**What is needed**
Show every line where "this" occurs.

----- Dataset entries

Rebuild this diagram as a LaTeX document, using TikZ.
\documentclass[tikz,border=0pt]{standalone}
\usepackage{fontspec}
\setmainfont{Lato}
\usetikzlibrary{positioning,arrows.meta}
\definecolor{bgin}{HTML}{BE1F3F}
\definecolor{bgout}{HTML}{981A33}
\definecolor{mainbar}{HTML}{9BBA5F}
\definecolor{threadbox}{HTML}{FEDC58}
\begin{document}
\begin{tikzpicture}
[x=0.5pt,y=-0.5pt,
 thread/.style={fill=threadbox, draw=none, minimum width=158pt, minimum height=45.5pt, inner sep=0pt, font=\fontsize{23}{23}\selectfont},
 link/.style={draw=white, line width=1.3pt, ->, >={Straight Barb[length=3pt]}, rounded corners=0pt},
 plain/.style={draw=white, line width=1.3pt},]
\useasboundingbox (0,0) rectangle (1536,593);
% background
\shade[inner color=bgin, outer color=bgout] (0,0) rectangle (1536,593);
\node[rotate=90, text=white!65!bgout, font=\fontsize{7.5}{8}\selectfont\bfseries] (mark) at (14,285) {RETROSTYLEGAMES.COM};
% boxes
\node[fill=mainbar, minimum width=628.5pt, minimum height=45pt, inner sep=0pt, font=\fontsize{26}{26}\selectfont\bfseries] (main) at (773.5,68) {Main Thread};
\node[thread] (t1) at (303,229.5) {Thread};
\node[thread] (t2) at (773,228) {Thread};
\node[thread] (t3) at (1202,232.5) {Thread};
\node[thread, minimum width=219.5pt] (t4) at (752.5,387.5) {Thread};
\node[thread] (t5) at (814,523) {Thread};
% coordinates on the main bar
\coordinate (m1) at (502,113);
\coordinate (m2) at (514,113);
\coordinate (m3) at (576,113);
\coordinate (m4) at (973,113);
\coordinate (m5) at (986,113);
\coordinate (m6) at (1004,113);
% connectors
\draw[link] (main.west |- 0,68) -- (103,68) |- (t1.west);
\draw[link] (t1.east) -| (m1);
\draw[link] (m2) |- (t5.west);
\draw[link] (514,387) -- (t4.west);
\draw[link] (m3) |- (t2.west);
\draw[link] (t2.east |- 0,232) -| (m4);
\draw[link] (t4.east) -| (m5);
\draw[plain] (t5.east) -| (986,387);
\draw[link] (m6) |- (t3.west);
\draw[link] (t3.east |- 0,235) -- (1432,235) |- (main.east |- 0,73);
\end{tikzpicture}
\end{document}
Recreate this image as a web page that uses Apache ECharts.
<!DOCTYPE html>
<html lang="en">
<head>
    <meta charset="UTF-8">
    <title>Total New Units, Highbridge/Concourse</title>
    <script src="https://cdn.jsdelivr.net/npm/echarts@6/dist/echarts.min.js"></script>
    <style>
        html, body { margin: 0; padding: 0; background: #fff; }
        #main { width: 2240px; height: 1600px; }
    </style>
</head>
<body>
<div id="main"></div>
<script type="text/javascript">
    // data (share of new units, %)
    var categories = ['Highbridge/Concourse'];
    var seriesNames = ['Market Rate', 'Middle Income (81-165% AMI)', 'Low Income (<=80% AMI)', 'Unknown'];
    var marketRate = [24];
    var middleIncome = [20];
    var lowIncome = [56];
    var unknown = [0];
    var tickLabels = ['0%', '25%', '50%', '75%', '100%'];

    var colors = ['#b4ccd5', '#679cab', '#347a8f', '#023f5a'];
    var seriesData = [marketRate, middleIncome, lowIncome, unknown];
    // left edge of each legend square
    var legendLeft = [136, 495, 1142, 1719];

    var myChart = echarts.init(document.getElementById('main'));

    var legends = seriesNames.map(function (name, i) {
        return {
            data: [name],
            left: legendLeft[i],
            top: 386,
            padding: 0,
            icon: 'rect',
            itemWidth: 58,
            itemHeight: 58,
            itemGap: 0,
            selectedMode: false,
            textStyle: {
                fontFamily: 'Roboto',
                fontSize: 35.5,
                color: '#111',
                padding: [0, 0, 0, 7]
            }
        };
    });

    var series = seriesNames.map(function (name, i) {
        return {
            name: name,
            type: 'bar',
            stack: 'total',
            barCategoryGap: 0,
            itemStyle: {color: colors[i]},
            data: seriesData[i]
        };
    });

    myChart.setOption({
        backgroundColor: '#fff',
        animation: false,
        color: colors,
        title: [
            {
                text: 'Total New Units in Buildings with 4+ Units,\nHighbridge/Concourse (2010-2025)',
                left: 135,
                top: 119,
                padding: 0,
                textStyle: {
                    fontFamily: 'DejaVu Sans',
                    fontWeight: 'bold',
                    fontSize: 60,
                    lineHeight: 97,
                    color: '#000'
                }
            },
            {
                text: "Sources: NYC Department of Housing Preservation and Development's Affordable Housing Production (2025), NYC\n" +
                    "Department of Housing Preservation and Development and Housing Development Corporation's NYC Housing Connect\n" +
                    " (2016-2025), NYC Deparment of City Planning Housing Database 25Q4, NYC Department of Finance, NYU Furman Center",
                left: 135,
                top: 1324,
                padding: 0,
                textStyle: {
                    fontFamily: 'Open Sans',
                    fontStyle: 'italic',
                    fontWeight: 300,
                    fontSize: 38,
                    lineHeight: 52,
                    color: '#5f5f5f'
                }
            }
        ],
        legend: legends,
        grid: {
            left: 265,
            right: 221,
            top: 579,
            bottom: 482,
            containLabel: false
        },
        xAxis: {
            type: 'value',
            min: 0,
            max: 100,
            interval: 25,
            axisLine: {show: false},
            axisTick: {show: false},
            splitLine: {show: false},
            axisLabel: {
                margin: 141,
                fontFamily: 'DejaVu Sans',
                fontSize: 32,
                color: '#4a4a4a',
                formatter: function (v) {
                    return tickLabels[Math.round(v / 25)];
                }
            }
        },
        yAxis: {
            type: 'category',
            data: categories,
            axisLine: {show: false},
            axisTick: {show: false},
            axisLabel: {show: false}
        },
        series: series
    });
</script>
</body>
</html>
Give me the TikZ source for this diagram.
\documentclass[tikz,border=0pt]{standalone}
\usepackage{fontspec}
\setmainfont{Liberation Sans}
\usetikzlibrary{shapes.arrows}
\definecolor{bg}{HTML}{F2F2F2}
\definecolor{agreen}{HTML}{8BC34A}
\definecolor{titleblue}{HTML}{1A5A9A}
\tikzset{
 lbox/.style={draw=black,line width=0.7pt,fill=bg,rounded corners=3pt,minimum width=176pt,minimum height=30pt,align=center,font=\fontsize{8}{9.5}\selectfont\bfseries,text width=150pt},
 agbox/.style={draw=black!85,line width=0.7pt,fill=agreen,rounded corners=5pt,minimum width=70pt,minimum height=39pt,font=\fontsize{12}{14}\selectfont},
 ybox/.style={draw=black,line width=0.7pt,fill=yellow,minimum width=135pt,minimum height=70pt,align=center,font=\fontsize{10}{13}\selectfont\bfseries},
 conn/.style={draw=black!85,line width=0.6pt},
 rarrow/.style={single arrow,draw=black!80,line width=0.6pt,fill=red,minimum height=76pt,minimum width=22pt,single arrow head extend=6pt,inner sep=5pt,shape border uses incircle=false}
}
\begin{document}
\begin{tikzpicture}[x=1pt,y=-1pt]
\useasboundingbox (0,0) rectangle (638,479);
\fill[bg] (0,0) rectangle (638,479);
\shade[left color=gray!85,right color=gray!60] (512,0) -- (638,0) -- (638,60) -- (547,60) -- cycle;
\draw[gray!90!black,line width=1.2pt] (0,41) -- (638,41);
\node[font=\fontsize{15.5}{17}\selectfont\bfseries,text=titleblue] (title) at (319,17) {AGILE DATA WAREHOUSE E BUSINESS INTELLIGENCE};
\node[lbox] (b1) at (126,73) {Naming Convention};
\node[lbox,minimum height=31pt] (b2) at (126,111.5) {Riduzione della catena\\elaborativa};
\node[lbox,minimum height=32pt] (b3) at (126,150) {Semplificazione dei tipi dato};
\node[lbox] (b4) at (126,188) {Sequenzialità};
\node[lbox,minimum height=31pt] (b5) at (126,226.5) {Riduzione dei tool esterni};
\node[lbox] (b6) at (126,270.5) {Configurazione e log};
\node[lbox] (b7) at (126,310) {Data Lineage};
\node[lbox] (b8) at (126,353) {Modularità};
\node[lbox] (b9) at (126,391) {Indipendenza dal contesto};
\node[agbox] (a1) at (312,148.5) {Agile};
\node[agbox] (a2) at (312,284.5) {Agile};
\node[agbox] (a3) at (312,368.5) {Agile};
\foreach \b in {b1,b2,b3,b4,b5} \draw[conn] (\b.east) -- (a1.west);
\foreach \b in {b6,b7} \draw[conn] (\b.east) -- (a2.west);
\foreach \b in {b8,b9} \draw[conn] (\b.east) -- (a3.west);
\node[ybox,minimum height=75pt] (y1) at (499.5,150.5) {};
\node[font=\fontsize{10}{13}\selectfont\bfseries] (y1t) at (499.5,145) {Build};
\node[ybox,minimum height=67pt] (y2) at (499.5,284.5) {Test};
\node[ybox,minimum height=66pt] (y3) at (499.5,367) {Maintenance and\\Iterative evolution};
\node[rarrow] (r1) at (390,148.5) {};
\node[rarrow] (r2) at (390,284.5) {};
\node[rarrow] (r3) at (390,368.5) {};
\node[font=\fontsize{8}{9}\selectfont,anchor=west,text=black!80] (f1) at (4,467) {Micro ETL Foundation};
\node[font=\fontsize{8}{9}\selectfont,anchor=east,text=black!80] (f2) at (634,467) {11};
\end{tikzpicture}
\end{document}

----------

**Expected answer**
Rebuild this diagram as a LaTeX document, using TikZ.
Recreate this image as a web page that uses Apache ECharts.
Give me the TikZ source for this diagram.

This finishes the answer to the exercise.